[Saved data entries]
↓↓↓

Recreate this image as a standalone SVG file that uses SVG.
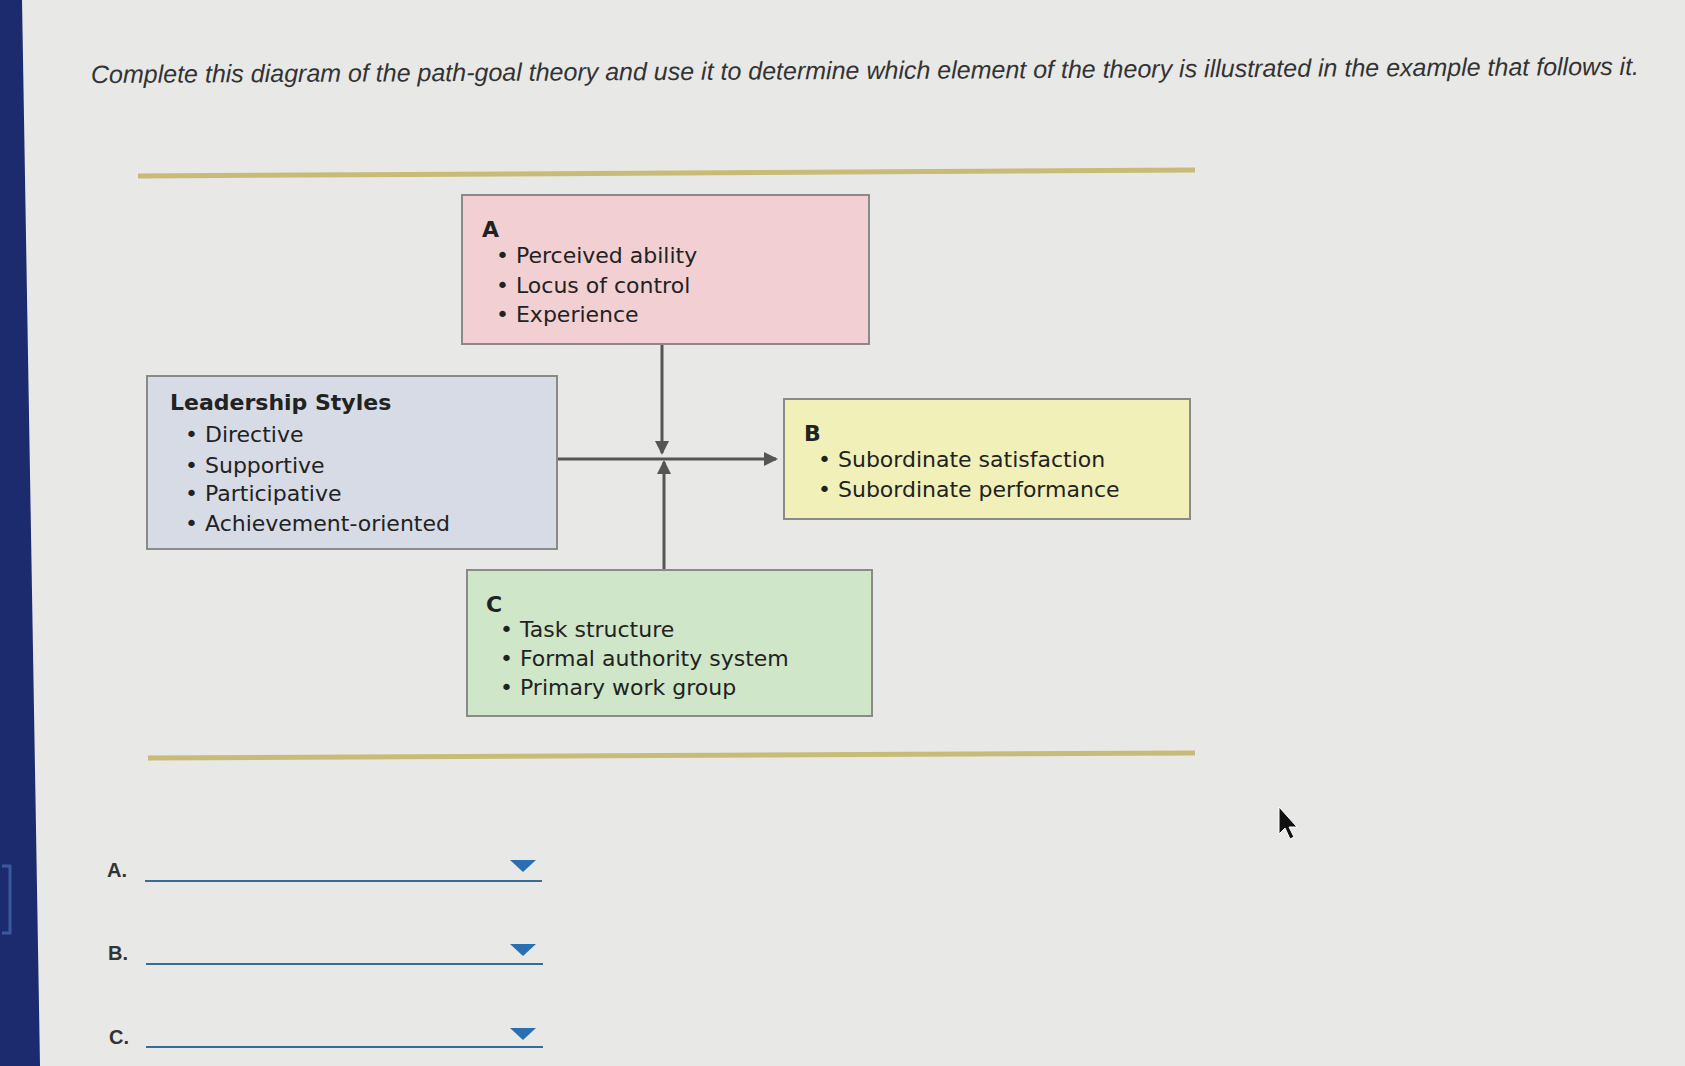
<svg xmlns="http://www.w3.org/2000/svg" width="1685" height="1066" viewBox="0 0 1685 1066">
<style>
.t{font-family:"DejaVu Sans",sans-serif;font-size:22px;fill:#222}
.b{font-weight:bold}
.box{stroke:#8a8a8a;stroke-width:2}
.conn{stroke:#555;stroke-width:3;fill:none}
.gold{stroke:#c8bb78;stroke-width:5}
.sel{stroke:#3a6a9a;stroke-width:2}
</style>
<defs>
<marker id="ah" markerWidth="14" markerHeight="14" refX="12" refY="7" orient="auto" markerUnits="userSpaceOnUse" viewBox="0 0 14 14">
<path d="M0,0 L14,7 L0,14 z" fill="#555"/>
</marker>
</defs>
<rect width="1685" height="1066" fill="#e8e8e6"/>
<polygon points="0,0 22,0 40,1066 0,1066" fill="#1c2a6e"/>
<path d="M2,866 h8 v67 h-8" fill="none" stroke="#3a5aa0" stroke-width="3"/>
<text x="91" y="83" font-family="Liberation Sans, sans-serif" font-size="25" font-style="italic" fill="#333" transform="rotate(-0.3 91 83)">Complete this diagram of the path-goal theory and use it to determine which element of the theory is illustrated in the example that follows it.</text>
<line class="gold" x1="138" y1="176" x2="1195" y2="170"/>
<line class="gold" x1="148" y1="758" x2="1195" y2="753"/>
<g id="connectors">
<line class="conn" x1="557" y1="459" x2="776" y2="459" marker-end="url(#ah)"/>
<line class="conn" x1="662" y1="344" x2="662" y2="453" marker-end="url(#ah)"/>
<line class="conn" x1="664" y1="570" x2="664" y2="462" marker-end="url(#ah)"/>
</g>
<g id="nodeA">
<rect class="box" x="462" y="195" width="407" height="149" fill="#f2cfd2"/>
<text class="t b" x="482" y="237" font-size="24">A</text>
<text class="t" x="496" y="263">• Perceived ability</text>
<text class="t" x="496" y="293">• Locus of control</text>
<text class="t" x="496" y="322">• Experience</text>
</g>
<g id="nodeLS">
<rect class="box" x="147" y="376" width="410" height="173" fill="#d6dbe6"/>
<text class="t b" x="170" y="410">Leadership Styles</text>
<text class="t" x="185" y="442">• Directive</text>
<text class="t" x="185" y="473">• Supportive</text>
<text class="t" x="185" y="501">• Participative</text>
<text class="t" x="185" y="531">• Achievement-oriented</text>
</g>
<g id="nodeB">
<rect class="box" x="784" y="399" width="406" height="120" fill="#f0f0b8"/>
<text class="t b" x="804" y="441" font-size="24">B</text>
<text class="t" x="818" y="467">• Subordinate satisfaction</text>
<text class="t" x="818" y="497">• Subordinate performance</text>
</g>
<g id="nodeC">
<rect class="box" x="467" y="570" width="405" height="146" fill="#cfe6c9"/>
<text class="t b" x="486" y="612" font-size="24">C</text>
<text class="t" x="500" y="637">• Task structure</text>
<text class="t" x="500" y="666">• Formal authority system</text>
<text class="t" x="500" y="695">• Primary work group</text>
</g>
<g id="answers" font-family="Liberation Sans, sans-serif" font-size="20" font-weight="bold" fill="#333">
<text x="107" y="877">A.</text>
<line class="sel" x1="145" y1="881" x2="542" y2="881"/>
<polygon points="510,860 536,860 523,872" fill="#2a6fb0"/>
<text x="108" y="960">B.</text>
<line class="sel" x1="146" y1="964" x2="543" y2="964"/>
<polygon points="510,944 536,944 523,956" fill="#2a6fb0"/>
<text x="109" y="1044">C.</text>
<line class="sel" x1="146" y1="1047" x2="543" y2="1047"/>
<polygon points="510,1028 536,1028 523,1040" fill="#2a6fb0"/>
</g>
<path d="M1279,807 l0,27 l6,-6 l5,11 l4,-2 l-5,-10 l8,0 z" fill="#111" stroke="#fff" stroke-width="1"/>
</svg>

↑↑↑
↓↓↓

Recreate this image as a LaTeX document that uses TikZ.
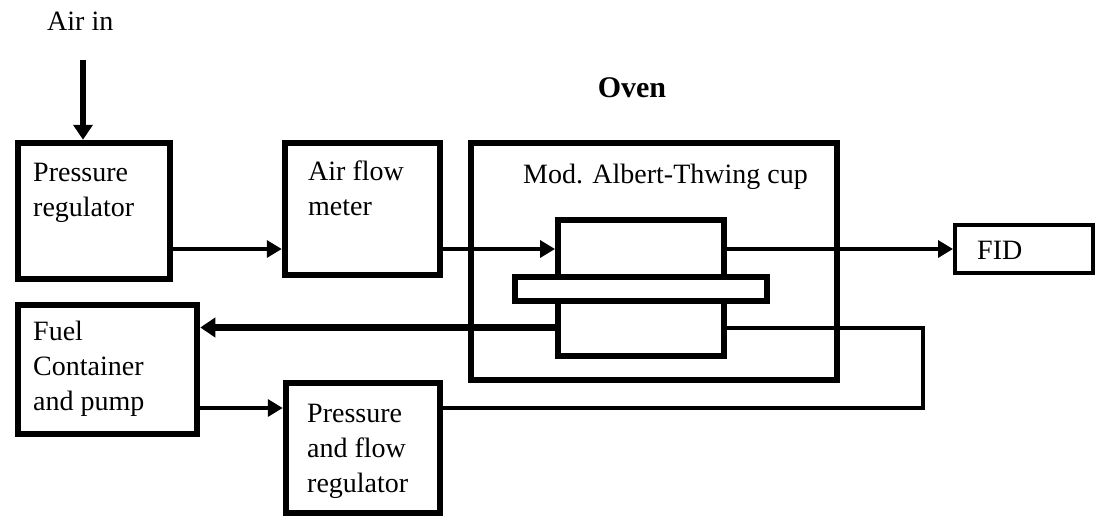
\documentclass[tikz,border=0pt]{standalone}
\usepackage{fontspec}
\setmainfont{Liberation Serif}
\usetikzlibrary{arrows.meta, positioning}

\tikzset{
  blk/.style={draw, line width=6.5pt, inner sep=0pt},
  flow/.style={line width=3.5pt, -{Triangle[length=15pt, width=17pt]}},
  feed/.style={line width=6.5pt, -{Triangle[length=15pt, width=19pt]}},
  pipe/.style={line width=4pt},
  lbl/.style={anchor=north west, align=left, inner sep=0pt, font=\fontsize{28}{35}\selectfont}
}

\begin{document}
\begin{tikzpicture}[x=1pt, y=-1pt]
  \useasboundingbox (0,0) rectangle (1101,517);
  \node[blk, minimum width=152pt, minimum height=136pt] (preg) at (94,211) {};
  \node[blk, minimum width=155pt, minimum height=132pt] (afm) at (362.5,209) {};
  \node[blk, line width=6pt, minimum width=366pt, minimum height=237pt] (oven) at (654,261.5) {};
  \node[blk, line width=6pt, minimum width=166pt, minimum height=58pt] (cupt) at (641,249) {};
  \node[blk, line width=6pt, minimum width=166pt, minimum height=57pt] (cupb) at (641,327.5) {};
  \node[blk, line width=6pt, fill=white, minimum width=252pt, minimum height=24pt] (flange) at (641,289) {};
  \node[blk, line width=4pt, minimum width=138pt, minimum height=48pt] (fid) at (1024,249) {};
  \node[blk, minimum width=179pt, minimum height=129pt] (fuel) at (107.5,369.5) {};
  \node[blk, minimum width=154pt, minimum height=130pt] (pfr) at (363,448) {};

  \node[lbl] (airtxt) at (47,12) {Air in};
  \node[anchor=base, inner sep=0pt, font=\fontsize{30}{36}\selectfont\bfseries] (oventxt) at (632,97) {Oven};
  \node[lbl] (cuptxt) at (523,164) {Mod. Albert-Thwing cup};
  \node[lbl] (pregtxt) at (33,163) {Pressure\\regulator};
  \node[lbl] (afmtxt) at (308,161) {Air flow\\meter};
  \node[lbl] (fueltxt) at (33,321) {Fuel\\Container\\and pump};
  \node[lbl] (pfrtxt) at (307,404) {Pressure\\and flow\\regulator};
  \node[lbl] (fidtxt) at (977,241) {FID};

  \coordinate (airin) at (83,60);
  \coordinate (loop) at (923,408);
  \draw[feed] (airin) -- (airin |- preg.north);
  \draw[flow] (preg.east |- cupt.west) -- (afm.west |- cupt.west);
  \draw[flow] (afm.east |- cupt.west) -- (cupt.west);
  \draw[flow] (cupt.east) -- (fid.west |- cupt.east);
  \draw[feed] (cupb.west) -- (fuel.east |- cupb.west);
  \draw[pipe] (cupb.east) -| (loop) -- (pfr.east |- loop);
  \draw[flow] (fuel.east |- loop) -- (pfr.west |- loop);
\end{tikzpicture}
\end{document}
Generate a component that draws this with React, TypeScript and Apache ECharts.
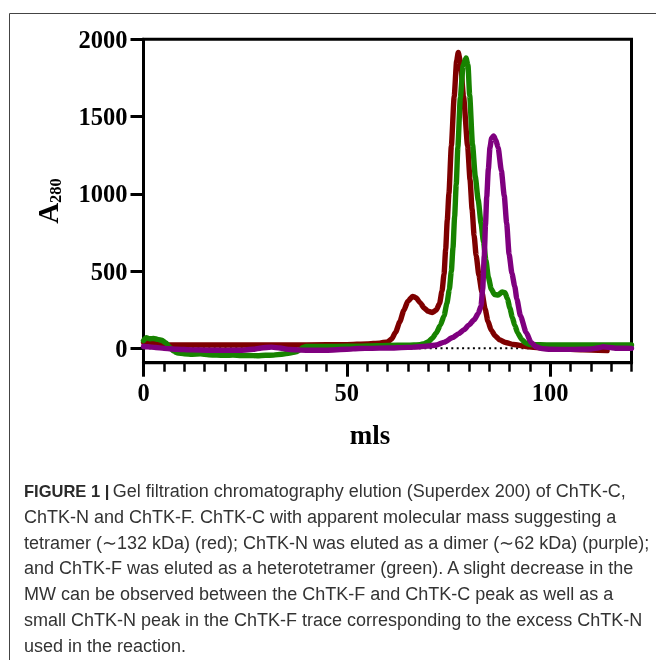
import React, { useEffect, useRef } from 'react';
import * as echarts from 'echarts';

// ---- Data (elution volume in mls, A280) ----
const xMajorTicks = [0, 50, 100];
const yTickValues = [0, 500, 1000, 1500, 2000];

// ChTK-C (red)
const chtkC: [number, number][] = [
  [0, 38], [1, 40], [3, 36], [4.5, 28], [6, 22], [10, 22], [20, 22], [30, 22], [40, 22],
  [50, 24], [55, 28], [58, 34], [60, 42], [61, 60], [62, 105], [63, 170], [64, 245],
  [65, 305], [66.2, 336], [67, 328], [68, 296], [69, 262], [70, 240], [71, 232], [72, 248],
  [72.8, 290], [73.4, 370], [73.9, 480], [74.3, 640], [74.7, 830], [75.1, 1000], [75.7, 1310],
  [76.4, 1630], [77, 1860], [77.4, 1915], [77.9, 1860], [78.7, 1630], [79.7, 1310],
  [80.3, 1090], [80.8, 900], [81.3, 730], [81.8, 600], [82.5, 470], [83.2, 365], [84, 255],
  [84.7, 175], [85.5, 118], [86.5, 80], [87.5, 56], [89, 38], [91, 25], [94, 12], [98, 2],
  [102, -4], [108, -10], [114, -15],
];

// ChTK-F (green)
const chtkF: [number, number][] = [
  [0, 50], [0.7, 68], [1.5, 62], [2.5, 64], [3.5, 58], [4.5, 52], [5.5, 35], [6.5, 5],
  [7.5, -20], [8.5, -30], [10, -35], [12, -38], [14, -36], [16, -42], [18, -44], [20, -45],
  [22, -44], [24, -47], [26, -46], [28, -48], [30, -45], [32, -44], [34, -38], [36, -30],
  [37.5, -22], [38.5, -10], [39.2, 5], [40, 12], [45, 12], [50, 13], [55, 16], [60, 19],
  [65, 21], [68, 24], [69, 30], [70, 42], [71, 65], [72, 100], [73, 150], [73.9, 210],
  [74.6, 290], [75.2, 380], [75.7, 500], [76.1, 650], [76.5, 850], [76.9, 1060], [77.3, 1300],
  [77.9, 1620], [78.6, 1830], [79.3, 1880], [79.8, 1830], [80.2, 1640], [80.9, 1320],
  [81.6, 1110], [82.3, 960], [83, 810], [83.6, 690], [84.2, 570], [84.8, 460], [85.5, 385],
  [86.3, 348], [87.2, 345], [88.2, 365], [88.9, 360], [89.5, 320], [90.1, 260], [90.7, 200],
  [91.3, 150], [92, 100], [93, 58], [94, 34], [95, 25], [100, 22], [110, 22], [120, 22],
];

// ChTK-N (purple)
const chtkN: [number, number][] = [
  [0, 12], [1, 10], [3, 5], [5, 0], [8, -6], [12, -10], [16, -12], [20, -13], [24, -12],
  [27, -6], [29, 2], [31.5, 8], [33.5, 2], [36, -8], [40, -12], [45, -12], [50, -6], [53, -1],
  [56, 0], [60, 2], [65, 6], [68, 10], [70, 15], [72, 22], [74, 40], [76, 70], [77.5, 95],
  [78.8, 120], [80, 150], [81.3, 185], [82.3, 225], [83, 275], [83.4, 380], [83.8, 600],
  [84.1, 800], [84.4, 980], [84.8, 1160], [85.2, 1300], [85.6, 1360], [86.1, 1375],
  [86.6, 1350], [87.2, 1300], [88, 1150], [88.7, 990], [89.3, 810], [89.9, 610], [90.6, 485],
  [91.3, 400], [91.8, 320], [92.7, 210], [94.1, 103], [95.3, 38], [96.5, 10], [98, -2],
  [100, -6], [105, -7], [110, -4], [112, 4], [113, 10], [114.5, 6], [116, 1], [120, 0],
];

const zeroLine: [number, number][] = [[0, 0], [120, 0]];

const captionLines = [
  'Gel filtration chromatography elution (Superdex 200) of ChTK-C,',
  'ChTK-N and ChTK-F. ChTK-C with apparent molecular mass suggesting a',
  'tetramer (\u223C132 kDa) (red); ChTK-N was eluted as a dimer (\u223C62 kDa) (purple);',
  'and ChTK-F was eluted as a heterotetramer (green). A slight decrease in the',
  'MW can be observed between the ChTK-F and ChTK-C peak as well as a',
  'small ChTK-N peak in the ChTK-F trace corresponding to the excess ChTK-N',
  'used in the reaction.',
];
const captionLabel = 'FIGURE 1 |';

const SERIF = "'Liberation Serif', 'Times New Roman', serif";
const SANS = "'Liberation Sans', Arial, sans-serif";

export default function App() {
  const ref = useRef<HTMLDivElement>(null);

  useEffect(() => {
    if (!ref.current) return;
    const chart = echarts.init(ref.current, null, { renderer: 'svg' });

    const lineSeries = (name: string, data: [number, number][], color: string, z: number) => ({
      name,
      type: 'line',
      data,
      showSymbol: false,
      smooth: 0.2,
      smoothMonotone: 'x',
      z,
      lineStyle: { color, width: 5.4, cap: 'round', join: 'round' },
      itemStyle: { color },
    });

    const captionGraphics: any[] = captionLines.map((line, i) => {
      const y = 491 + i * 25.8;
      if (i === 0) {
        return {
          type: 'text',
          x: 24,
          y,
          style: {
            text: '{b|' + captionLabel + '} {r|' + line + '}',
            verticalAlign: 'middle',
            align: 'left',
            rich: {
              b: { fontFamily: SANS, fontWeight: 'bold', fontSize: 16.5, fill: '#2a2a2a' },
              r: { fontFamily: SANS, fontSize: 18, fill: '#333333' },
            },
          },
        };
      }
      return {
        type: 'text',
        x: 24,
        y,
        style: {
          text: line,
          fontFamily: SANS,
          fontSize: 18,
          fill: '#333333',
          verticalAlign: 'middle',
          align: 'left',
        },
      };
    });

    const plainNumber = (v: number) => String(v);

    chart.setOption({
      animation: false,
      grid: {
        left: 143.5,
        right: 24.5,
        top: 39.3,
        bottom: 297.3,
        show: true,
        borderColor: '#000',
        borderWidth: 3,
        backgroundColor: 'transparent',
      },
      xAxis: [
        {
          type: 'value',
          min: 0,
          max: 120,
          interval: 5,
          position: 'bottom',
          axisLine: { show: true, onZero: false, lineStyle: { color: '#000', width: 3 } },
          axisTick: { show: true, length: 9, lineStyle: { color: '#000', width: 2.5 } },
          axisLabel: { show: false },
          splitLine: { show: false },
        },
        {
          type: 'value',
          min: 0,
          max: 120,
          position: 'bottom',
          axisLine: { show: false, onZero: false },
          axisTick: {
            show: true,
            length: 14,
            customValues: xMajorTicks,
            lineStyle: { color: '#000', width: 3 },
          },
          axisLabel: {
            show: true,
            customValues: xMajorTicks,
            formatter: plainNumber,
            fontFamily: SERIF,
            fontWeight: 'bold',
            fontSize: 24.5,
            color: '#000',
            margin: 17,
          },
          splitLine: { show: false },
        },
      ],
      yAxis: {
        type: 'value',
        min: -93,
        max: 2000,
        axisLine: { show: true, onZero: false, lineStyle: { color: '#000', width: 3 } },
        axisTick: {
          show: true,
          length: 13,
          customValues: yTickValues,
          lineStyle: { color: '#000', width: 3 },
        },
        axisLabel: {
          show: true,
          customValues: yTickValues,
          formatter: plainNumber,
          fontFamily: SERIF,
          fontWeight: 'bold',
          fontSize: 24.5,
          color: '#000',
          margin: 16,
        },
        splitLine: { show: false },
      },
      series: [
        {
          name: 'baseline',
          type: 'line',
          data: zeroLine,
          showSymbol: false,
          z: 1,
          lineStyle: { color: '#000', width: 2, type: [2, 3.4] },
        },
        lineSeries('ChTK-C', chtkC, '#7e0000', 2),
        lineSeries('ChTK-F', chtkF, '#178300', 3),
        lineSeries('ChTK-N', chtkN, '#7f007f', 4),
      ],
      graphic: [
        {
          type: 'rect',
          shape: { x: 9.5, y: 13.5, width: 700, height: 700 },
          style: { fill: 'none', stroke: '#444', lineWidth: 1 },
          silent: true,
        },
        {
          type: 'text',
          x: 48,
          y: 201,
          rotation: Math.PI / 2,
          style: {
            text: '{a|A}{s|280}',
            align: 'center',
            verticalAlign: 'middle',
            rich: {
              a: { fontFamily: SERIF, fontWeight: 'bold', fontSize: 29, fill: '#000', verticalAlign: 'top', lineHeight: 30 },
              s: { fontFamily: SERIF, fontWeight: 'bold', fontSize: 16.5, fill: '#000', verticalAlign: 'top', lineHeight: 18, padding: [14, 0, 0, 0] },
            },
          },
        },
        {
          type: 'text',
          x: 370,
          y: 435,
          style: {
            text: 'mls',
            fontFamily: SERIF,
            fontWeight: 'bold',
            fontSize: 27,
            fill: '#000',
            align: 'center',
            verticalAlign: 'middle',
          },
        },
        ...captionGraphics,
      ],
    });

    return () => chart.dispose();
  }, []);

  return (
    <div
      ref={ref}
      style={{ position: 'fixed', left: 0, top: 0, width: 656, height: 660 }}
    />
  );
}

↑↑↑

_PROBLEM:_ Extract all lines of the records above that include "uses".

_REPLY TO THE TASK:_
Recreate this image as a standalone SVG file that uses SVG.
Recreate this image as a LaTeX document that uses TikZ.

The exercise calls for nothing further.